Huckleberry Finn without the slurs: Excerpts from the censored text
Mark Twain's classic Huckleberry Finn will be scrubbed of its 219 uses of the word "nigger" in a new edition to be published by NewSouth. They say the edit is an attempt to return the book to classroom literature requirements, where its use of the slur (as well as the less frequently used, also to be removed "injun") has long been a deterrent. The revision, as you would expect, has sparked widespread outcry from the censorship-averse Internet. But what will the new text actually look like? The plan is to replace "nigger" with "slave," so we've taken several passages and done just that. Observe the damage below.

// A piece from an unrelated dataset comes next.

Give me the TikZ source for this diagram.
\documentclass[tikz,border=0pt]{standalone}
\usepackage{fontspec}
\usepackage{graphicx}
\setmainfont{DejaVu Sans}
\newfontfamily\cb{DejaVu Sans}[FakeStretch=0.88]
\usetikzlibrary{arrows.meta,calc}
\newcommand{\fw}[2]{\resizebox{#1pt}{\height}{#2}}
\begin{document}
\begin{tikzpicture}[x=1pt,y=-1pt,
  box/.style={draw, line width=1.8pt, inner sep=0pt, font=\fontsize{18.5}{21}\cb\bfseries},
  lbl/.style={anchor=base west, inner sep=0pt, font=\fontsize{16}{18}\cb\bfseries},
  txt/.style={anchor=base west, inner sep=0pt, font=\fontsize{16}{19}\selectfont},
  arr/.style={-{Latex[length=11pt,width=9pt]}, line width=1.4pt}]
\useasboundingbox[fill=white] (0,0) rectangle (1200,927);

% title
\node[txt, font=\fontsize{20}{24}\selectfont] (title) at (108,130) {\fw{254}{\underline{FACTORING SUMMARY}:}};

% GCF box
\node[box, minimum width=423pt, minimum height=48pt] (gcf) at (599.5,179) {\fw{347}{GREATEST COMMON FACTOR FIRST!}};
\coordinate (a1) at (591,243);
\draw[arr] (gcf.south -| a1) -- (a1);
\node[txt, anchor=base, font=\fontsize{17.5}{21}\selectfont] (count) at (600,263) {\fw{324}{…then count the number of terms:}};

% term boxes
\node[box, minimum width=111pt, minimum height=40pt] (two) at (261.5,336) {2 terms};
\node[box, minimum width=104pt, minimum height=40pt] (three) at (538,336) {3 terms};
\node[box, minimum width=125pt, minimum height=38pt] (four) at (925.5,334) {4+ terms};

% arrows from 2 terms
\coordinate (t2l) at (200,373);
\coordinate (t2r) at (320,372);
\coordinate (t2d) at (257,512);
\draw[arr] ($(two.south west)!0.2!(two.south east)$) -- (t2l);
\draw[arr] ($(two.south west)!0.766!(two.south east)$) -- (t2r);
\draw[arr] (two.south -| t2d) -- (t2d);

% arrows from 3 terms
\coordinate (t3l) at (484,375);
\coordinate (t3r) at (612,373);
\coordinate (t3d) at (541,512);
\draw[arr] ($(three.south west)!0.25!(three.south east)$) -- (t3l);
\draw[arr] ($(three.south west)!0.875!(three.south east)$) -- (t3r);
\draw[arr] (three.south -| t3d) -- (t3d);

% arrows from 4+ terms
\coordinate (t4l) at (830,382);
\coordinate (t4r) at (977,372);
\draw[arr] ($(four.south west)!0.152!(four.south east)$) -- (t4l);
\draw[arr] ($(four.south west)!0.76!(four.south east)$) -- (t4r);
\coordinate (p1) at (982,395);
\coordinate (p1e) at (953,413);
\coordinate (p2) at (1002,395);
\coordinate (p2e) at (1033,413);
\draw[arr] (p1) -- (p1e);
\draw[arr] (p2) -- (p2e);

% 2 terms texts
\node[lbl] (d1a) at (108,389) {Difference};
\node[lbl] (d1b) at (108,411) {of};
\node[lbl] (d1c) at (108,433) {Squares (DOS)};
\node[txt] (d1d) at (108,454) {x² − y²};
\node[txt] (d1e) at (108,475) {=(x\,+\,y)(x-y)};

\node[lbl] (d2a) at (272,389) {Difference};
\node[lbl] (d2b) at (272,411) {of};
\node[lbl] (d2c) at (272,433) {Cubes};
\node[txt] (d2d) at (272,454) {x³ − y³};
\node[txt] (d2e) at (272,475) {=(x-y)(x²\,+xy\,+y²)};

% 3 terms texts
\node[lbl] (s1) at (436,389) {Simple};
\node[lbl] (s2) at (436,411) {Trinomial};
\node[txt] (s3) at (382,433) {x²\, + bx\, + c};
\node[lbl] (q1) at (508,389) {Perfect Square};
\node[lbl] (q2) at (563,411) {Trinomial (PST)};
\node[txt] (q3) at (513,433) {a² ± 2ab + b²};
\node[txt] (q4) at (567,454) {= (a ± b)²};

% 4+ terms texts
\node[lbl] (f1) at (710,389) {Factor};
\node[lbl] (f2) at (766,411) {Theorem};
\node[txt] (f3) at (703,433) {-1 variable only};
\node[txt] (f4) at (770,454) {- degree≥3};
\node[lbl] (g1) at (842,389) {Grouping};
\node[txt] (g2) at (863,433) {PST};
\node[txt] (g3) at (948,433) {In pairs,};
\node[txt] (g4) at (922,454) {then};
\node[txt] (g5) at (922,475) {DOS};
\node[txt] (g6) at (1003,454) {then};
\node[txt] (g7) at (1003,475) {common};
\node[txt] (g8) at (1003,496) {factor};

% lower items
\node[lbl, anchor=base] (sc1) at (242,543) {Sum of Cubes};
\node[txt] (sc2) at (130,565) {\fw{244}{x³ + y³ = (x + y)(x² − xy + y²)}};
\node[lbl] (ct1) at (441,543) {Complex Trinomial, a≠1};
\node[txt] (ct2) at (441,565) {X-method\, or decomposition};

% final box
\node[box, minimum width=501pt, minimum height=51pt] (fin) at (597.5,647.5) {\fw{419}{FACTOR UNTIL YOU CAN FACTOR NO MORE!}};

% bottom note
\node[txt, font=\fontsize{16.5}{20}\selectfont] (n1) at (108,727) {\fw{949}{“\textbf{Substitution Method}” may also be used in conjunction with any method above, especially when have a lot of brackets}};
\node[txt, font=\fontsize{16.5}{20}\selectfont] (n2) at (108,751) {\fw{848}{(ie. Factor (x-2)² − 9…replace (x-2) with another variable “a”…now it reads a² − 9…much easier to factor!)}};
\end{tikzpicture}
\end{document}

Jim was monstrous proud about it, and he got so he wouldn't hardly notice the other slaves. Slaves would come miles to hear Jim tell about it, and he was more looked up to than any slave in that country. Strange slaves would stand with their mouths open and look him all over, same as if he was a wonder.

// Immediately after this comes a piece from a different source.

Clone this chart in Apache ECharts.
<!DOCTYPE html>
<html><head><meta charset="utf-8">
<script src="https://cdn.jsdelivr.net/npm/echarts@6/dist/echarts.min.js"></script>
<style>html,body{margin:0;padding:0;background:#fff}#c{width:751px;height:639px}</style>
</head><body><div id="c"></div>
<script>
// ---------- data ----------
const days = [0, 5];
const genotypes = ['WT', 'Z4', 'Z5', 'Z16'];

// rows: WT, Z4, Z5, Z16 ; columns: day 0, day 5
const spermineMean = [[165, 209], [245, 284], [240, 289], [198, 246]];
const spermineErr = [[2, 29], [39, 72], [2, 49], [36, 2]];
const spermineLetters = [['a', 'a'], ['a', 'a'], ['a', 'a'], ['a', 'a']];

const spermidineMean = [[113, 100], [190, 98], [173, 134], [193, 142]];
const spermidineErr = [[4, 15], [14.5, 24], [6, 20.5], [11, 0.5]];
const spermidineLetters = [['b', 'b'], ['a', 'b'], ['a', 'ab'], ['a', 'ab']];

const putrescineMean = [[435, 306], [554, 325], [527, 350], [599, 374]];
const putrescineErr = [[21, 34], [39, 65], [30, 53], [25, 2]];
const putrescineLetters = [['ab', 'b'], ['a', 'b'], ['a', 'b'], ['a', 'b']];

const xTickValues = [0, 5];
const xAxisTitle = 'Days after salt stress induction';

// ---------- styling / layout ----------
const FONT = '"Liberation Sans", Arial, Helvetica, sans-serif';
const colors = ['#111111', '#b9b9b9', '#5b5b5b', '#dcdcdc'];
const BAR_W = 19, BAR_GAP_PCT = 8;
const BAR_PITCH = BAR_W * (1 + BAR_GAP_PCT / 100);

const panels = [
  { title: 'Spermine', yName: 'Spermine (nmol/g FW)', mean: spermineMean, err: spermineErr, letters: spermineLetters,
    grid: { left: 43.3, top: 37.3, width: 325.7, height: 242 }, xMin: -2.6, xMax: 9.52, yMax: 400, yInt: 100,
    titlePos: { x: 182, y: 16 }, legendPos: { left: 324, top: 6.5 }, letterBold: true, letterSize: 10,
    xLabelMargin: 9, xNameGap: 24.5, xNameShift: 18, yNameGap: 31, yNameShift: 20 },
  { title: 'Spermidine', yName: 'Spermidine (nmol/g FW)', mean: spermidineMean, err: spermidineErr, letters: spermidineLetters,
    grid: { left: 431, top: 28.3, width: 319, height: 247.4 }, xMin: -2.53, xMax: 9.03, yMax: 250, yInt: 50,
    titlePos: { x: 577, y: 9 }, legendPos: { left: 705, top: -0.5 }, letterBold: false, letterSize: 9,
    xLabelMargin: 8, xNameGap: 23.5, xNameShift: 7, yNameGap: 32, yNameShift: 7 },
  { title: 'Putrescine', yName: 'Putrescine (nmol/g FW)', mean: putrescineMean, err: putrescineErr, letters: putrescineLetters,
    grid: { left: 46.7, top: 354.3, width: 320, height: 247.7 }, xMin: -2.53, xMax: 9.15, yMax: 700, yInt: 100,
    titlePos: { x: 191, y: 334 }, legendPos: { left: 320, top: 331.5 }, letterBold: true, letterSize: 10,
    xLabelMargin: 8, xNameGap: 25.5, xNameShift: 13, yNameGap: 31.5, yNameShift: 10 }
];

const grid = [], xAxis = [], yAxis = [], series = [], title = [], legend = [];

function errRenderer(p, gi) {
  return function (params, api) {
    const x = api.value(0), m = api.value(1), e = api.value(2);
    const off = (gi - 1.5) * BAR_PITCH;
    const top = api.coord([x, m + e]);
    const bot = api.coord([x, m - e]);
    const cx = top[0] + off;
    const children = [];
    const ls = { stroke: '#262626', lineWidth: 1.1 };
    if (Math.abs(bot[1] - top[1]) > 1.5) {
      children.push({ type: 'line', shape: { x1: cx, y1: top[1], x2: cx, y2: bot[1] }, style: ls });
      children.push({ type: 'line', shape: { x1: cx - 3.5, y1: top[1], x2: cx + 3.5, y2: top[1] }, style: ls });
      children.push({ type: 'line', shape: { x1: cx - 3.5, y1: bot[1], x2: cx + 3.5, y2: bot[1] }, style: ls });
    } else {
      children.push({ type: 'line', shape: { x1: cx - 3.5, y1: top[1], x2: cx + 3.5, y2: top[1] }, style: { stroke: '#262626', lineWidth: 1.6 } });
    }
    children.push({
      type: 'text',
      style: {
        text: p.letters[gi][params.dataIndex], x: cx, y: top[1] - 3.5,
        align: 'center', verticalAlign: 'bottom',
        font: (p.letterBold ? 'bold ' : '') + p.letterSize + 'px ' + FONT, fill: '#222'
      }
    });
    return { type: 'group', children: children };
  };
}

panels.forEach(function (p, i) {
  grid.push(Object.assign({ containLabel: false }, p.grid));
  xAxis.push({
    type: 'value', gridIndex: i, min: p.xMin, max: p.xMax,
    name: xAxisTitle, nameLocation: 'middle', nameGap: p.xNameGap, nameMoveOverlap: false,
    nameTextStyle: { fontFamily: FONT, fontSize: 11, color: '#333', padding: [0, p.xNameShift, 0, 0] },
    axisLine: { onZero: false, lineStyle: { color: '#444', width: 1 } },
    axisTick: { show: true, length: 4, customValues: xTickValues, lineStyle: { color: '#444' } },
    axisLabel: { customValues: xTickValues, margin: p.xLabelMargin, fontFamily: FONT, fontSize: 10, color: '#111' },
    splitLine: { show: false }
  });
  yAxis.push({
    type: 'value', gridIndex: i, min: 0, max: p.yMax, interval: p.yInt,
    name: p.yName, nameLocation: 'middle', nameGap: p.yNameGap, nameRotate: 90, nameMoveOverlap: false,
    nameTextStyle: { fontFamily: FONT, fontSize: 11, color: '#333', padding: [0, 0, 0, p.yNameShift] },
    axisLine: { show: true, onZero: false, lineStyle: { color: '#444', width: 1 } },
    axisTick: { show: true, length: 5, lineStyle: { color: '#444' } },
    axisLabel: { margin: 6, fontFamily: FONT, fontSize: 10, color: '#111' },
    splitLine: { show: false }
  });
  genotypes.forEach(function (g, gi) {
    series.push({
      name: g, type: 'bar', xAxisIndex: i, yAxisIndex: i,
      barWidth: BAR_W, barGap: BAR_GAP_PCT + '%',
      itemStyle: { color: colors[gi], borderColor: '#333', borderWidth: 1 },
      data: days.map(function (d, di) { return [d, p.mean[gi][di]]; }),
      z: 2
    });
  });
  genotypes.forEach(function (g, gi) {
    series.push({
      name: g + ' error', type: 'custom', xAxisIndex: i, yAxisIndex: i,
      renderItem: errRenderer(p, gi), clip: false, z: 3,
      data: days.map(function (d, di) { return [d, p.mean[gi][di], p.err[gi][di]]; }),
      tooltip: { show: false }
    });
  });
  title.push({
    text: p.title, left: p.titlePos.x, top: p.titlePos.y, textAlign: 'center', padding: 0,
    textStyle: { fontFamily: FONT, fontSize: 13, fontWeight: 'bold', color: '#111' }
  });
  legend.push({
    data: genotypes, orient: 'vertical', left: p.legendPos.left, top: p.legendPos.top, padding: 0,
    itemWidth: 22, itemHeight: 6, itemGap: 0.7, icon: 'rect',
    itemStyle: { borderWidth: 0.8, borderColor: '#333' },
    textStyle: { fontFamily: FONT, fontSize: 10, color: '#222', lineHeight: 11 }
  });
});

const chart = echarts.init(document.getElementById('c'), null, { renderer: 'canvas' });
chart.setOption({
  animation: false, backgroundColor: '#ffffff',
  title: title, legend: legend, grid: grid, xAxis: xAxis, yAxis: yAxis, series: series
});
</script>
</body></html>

"Why, looky here. There was a free slave there from Ohio -- a mulatter, most as white as a white man...but when they told me there was a State in this country where they'd let that slave vote, I drawed out. I says I'll never vote again. Them's the very words I said; they all heard me; and the country may rot for all me -- I'll never vote agin as long as I live. And to see the cool way of that slave -- why, he wouldn't a give me the road if I hadn't shoved him out o' the way. I says to the people, whay ain't this slave put up at auction and sold?"

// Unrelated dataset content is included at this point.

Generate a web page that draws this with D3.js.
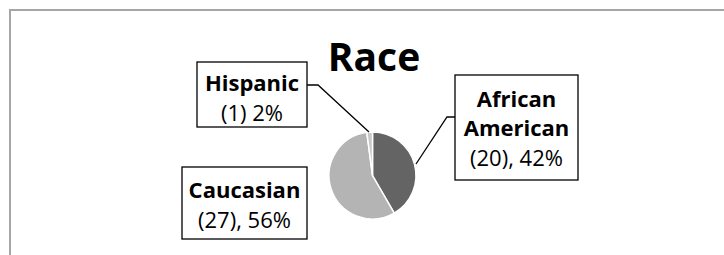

Well, he was right; he was most always right; he had an uncommon level head for a slave.
I see it warn't no use wasting words -- you can't learn a slave to argue. So I quit.
"Good gracious! anybody hurt?"
"No'm. Killed a slave."
"Well, it's lucky; because sometimes people do get hurt."
So that cooled them down a little, because the people that's always the most anxious for to hang a slave that hain't done just right is always the very ones that ain't the most anxious to pay for him when they've got their satisfaction out of him.
And his Aunt Polly she said Tom was right about old Miss Watson setting Jim free in her will; and so, sure enough, Tom Sawyer had gone and took all that trouble and bother to set a free slave free! and I couldn't ever understand before, until that minute and that talk, how he COULD help a body set a slave free with his bringing-up.
As you can see, sometimes the substitution is a little sticky, because they've substituted forced servitude for race. But it's obviously a better solution than going from "nigger" to "African-American." And in many cases, it leaves intent intact.
The first, most important thing to remember about this reprint is that it is not the only edition of Huckleberry Finn you can buy next month, and it won't be next year. The book has entered the public domain. You can read the entire unedited version right now for free online in any number of places. And, of course, it is still being printed in its original form.
So this is not about trying to rewrite history. The question is whether kids in school should be exposed to this language. It's a challenging conversation to have in a classroom, to be sure, but maybe that's the exact reason it's a conversation worth having. On the other hand, you can still have a discussion about the construction of race in America using this new version. And if the choice is between reading slightly watered-down Mark Twain and not reading him at all, it probably makes sense to go with the former.